» Provided information:

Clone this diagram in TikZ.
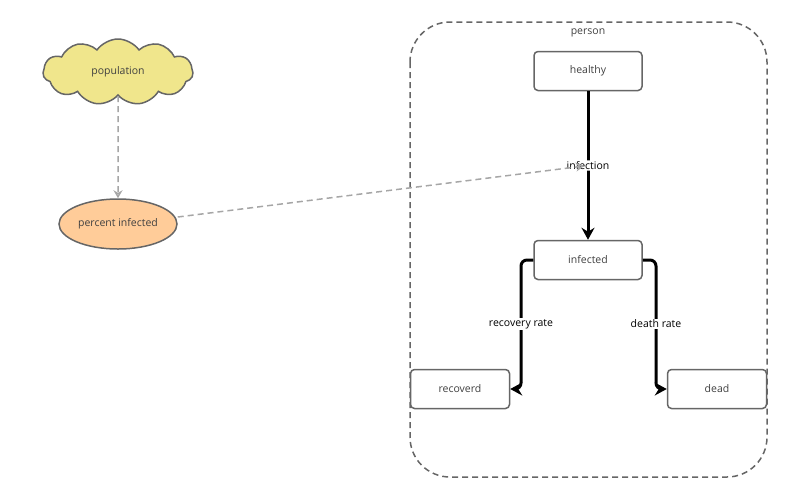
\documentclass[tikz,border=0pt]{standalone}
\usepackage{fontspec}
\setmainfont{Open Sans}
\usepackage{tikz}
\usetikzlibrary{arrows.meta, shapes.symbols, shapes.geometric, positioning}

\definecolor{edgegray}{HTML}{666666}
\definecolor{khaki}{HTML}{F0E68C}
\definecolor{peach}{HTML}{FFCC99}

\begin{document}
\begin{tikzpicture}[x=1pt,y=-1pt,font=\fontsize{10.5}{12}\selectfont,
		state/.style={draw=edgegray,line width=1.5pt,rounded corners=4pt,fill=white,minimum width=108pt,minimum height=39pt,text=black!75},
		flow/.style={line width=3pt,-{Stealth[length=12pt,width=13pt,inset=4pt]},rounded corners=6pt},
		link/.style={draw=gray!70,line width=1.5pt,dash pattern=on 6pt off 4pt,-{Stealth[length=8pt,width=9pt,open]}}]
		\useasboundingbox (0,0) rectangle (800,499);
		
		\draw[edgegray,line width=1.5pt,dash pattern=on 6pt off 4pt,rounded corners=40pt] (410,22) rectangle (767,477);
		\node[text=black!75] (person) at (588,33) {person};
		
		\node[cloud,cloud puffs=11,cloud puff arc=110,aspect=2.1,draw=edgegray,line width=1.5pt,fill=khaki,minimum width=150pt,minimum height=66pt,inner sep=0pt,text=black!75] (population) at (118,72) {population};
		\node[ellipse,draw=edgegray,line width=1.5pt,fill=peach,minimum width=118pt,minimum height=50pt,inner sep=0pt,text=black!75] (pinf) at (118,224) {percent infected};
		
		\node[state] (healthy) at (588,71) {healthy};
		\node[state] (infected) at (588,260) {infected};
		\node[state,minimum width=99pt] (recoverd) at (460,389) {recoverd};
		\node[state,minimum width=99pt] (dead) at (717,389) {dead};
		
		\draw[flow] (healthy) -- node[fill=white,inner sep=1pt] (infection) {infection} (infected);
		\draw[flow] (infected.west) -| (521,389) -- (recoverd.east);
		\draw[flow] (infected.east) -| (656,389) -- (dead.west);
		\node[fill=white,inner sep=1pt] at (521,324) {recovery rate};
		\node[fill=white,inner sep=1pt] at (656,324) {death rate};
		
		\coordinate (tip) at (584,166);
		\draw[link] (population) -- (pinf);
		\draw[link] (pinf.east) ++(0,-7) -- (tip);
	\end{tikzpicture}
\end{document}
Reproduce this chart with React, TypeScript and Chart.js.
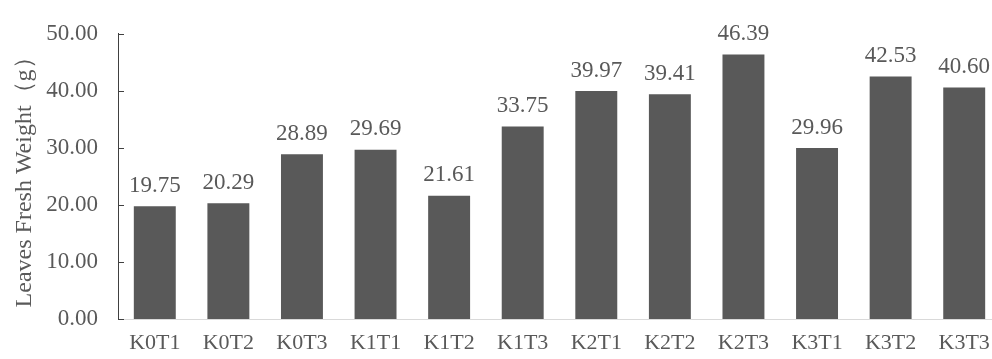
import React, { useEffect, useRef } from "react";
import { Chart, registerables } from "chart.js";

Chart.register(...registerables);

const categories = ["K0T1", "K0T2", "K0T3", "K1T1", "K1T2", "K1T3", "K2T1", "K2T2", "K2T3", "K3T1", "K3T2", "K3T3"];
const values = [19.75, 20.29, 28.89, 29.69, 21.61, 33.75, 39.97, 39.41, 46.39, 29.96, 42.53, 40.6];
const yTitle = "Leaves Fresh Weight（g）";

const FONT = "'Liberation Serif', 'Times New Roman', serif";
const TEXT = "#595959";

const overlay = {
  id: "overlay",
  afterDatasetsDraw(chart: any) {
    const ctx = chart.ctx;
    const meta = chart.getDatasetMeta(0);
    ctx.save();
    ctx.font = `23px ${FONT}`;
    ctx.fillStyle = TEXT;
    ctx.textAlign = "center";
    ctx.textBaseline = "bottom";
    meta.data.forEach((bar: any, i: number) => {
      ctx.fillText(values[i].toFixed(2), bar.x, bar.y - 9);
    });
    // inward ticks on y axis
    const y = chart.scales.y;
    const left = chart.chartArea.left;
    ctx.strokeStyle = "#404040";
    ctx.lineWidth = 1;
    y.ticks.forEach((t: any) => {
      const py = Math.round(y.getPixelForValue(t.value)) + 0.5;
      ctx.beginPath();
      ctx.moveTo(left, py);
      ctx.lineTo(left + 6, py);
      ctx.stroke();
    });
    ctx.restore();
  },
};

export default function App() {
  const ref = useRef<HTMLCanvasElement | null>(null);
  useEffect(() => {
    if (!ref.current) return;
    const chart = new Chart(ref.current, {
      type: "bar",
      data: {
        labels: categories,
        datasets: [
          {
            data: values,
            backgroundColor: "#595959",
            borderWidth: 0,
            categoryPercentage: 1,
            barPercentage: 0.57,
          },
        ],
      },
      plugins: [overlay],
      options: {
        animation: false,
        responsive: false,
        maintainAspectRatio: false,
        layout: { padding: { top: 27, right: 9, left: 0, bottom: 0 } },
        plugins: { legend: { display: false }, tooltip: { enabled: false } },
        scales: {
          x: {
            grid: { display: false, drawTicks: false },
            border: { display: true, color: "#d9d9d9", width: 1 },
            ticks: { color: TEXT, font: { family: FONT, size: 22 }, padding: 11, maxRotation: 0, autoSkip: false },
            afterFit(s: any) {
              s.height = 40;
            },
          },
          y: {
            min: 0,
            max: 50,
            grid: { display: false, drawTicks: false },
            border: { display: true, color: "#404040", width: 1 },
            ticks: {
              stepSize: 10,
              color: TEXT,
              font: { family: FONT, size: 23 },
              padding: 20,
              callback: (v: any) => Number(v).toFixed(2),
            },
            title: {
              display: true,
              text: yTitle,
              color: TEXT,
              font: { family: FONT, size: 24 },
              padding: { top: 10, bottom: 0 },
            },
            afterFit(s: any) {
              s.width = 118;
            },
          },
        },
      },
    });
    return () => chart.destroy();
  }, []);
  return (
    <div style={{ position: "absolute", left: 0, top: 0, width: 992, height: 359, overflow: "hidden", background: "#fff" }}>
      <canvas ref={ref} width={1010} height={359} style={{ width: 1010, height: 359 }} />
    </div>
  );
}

» Problem to work on: Search the records for the word "React". Copy every line that has it.

» Finished task:
Reproduce this chart with React, TypeScript and Chart.js.
import React, { useEffect, useRef } from "react";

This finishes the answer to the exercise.